Lines of data:
-- START --

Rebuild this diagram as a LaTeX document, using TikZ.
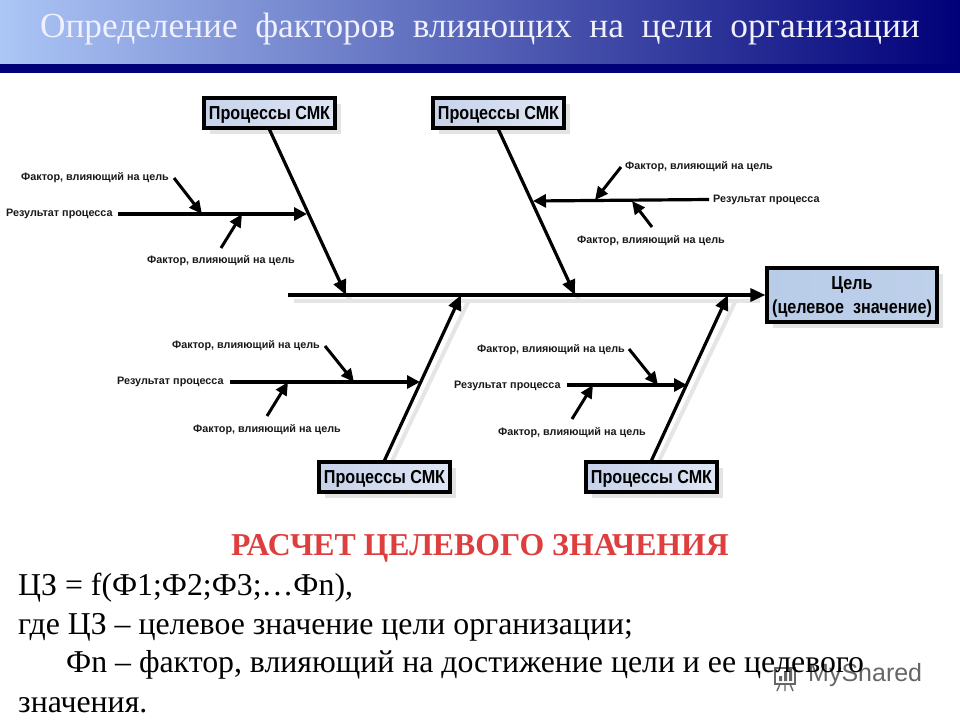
\documentclass[tikz,border=0pt]{standalone}
\usepackage{fontspec}
\setmainfont{Liberation Serif}
\setsansfont{Liberation Sans}
\newfontfamily\boxfont[FakeStretch=0.86]{Liberation Sans}
\usetikzlibrary{arrows.meta,shadows}
\definecolor{navybar}{RGB}{0,0,120}
\definecolor{titlelight}{RGB}{172,198,246}
\definecolor{titlemid}{RGB}{112,134,194}
\definecolor{redhead}{RGB}{222,62,62}
\newcommand{\boxup}{\rule{0pt}{17pt}}
\tikzset{
  x=1pt,y=-1pt,
  procbox/.style={draw=black,line width=3.2pt,minimum width=131pt,minimum height=30pt,inner sep=0pt,
    left color=boxa,right color=boxb,font=\boxfont\bfseries\fontsize{18.8}{21}\selectfont,align=center,
    general shadow={fill=black!11,shadow xshift=6pt,shadow yshift=-6pt}},
  goalbox/.style={procbox,minimum width=170pt,minimum height=54pt,left color=goala,right color=goalb},
  flabel/.style={anchor=west,inner sep=0pt,font=\sffamily\bfseries\fontsize{10.8}{12}\selectfont,text=black!90},
  bone/.style={line width=3.2pt,-{Triangle[length=15pt,width=13pt]}},
  branch/.style={line width=3.2pt,-{Triangle[length=13pt,width=13pt]}},
  factor/.style={line width=3pt,-{Triangle[length=13pt,width=12pt]}},
  shade line/.style={line width=4pt,draw=black!10},
  body/.style={anchor=west,inner sep=0pt,font=\fontsize{31.8}{34}\selectfont},
}
\definecolor{boxa}{RGB}{198,210,234}
\definecolor{boxb}{RGB}{222,230,244}
\definecolor{goala}{RGB}{184,204,232}
\definecolor{goalb}{RGB}{190,208,234}
\begin{document}
\begin{tikzpicture}
\useasboundingbox (0,0) rectangle (960,720);
\fill[white] (0,0) rectangle (960,720);
% header
\node[minimum width=960pt,minimum height=65pt,inner sep=0pt,anchor=north west,left color=titlelight,middle color=titlemid,right color=navybar] (hdr) at (0,0) {};
\node[minimum width=960pt,minimum height=9pt,inner sep=0pt,anchor=north west,fill=navybar] (bar) at (0,64) {};
\node[anchor=center,inner sep=0pt,text=white!94!blue,font=\fontsize{35.3}{38}\selectfont] (title) at (480,29) {Определение\ \ факторов\ \ влияющих\ \ на\ \ цели\ \ организации};
% free ends
\coordinate (sp0) at (288,295);
\coordinate (s1) at (346,295);
\coordinate (s2) at (575,295);
\coordinate (s3) at (461,295);
\coordinate (s4) at (728,295);
\coordinate (sh1) at (294,301);
\coordinate (sh2) at (760,301);
\coordinate (sh3) at (392,461);
\coordinate (sh4) at (468,302);
\coordinate (sh5) at (659,461);
\coordinate (sh6) at (735,302);
\coordinate (sh7) at (342,288);
\coordinate (sh8) at (351,301);
\coordinate (sh9) at (571,288);
\coordinate (sh10) at (580,301);
\draw[shade line] (sh1) -- (sh2);
\draw[shade line] (sh3) -- (sh4);
\draw[shade line] (sh5) -- (sh6);
\draw[shade line] (sh7) -- (sh8);
\draw[shade line] (sh9) -- (sh10);
% boxes
\node[procbox] (t1) at (269.5,113) {\boxup Процессы СМК};
\node[procbox] (t2) at (498.5,113) {\boxup Процессы СМК};
\node[procbox] (b1) at (384.5,477) {\boxup Процессы СМК};
\node[procbox] (b2) at (651.5,477) {\boxup Процессы СМК};
\node[goalbox] (goal) at (852,295) {\boxup Цель\\[3pt](целевое\ \ значение)};
% spine and bones
\draw[bone] (sp0) -- (goal.west);
\draw[bone] (t1.south) -- (s1);
\draw[bone] (t2.south) -- (s2);
\draw[bone] (b1.north) -- (s3);
\draw[bone] (b2.north) -- (s4);
% labels
\node[flabel] (f1) at (21,178) {Фактор, влияющий на цель};
\node[flabel] (r1) at (6,214) {Результат процесса};
\node[flabel] (f2) at (147,261) {Фактор, влияющий на цель};
\node[flabel] (f3) at (625,167) {Фактор, влияющий на цель};
\node[flabel] (r2) at (713,200) {Результат процесса};
\node[flabel] (f4) at (577,241) {Фактор, влияющий на цель};
\node[flabel] (f5) at (172,346) {Фактор, влияющий на цель};
\node[flabel] (r3) at (117,382) {Результат процесса};
\node[flabel] (f6) at (193,430) {Фактор, влияющий на цель};
\node[flabel] (f7) at (477,350) {Фактор, влияющий на цель};
\node[flabel] (r4) at (454,386) {Результат процесса};
\node[flabel] (f8) at (498,433) {Фактор, влияющий на цель};
% branch ends
\coordinate (a1) at (118,214); \coordinate (e1) at (307,214);
\coordinate (a2) at (709,199.5); \coordinate (e2) at (533,201);
\coordinate (a3) at (230,382); \coordinate (e3) at (420,382);
\coordinate (a4) at (567,385); \coordinate (e4) at (687,385);
\draw[branch] (a1) -- (e1);
\draw[branch] (a2) -- (e2);
\draw[branch] (a3) -- (e3);
\draw[branch] (a4) -- (e4);
% factor arrows
\coordinate (p1) at (174,178); \coordinate (q1) at (202,214);
\coordinate (p2) at (221,248); \coordinate (q2) at (242,214);
\coordinate (p3) at (621,167); \coordinate (q3) at (595,200);
\coordinate (p4) at (652,227); \coordinate (q4) at (632,201);
\coordinate (p5) at (325,346); \coordinate (q5) at (354,382);
\coordinate (p6) at (267,416); \coordinate (q6) at (288,382);
\coordinate (p7) at (629,349); \coordinate (q7) at (658,385);
\coordinate (p8) at (572,419); \coordinate (q8) at (593,385);
\foreach \n in {1,...,8} {\draw[factor] (p\n) -- (q\n);}
% watermark
\node[anchor=west,inner sep=0pt,text=black!60,font=\sffamily\fontsize{25}{27}\selectfont] (wm) at (808,675) {MyShared};
\draw[black!60,line width=1.6pt] (775,668) rectangle (795,684);
\fill[black!60] (779,681) rectangle (782,676) (784,681) rectangle (787,672) (789,681) rectangle (792,669);
\draw[black!60,line width=1.4pt] (780,684) -- (777,691) (785,684) -- (785,691) (790,684) -- (793,691);
% formula text
\node[inner sep=0pt,anchor=center,text=redhead,font=\bfseries\fontsize{31.8}{34}\selectfont] (head) at (480,548) {РАСЧЕТ ЦЕЛЕВОГО ЗНАЧЕНИЯ};
\node[body] (l1) at (18,588) {ЦЗ = f(Ф1;Ф2;Ф3;…Фn),};
\node[body] (l2) at (18,627) {где ЦЗ – целевое значение цели организации;};
\node[body] (l3) at (66,665) {Фn – фактор, влияющий на достижение цели и ее целевого};
\node[body] (l4) at (18,705) {значения.};
\end{tikzpicture}
\end{document}
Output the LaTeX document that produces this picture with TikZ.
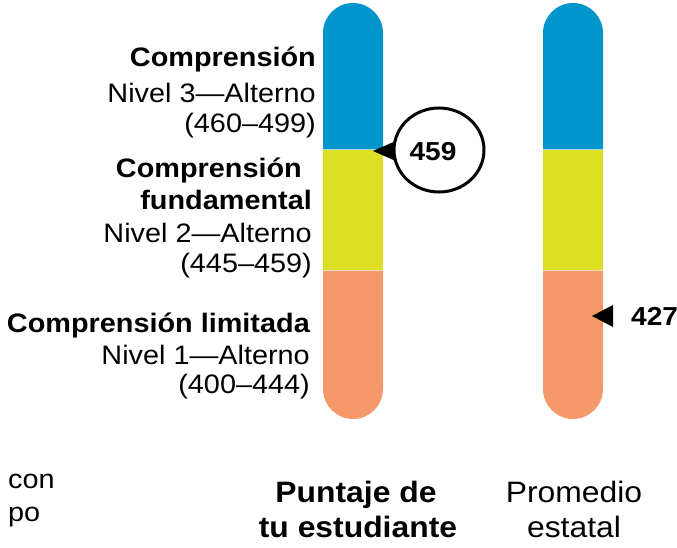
\documentclass[tikz,border=0pt]{standalone}
\usepackage{fontspec}
\setmainfont{Liberation Sans}[FakeStretch=1.08]
\usetikzlibrary{shapes.geometric}
\definecolor{barblue}{RGB}{0,150,204}
\definecolor{baryellow}{RGB}{221,224,34}
\definecolor{barorange}{RGB}{245,152,106}
\begin{document}
\begin{tikzpicture}[x=1pt,y=1pt,
  lbl/.style={font=\fontsize{26.7}{32}\selectfont, inner sep=0pt},
  lblb/.style={font=\fontsize{26.7}{32}\selectfont\bfseries, inner sep=0pt},
  axl/.style={font=\fontsize{29.5}{34}\selectfont, inner sep=0pt},
  axlb/.style={font=\fontsize{29.5}{34}\selectfont\bfseries, inner sep=0pt},
  scorefont/.style={font=\fontsize{26}{30}\selectfont\bfseries},
  pointer/.style={fill=black, draw=none}]
\useasboundingbox (0,0) rectangle (677,-548);
% bar 1
\fill[barblue] (323,-149.5) -- (323,-33) arc (180:0:30) -- (383,-149.5) -- cycle;
\fill[baryellow] (323,-150.5) rectangle (383,-269.5);
\fill[barorange] (323,-270.5) -- (383,-270.5) -- (383,-389) arc (0:-180:30) -- cycle;
% bar 2
\fill[barblue] (543,-149.5) -- (543,-33) arc (180:0:30) -- (603,-149.5) -- cycle;
\fill[baryellow] (543,-150.5) rectangle (603,-269.5);
\fill[barorange] (543,-270.5) -- (603,-270.5) -- (603,-389) arc (0:-180:30) -- cycle;
% left labels
\node[lblb, anchor=base east] (c3a) at (316,-67) {Comprensión};
\node[lbl, anchor=base east] (c3b) at (316,-103) {Nivel 3—Alterno};
\node[lbl, anchor=base east] (c3c) at (316,-133) {(460–499)};
\node[lblb, anchor=base east] (c2a) at (302,-178) {Comprensión};
\node[lblb, anchor=base east] (c2b) at (312,-210) {fundamental};
\node[lbl, anchor=base east] (c2c) at (312,-242) {Nivel 2—Alterno};
\node[lbl, anchor=base east] (c2d) at (312,-272) {(445–459)};
\node[lblb, anchor=base east] (c1a) at (310,-332) {Comprensión limitada};
\node[lbl, anchor=base east] (c1b) at (310,-364) {Nivel 1—Alterno};
\node[lbl, anchor=base east] (c1c) at (310,-393) {(400–444)};
% student score marker
\coordinate (tipA) at (373,-151);
\fill[pointer] (tipA) -- (398,-140) -- (398,-162) -- cycle;
\node[ellipse, draw=black, line width=3pt, fill=white, minimum width=90pt,
      minimum height=84pt, inner sep=0pt] (score) at (439,-150) {};
\node[scorefont, inner sep=0pt] (scoreval) at (433,-152) {459};
% state average marker
\coordinate (tipB) at (592,-316);
\fill[pointer] (tipB) -- (613,-305) -- (613,-327) -- cycle;
\node[scorefont, inner sep=0pt, anchor=base west] (avg) at (631,-325) {427};
% bottom labels
\node[lbl, anchor=base west] (l1) at (8,-488) {con};
\node[lbl, anchor=base west] (l2) at (8,-521) {po};
\node[axlb, anchor=base] (s1) at (356,-502) {Puntaje de};
\node[axlb, anchor=base] (s2) at (358,-537) {tu estudiante};
\node[axl, anchor=base] (p1) at (574,-502) {Promedio};
\node[axl, anchor=base] (p2) at (574,-537) {estatal};
\end{tikzpicture}
\end{document}
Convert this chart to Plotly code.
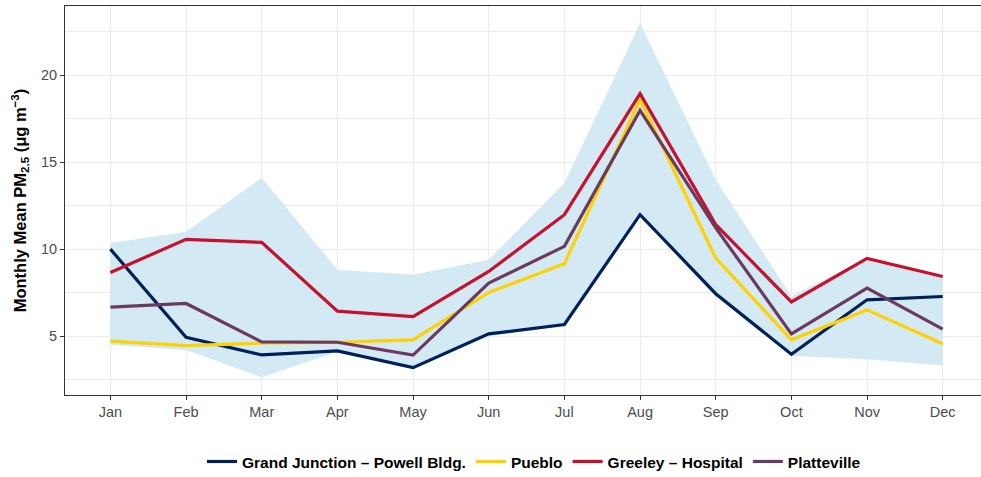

-- END --

Please list every line of the records that contains "LaTeX".

The completed task:
Rebuild this diagram as a LaTeX document, using TikZ.
Output the LaTeX document that produces this picture with TikZ.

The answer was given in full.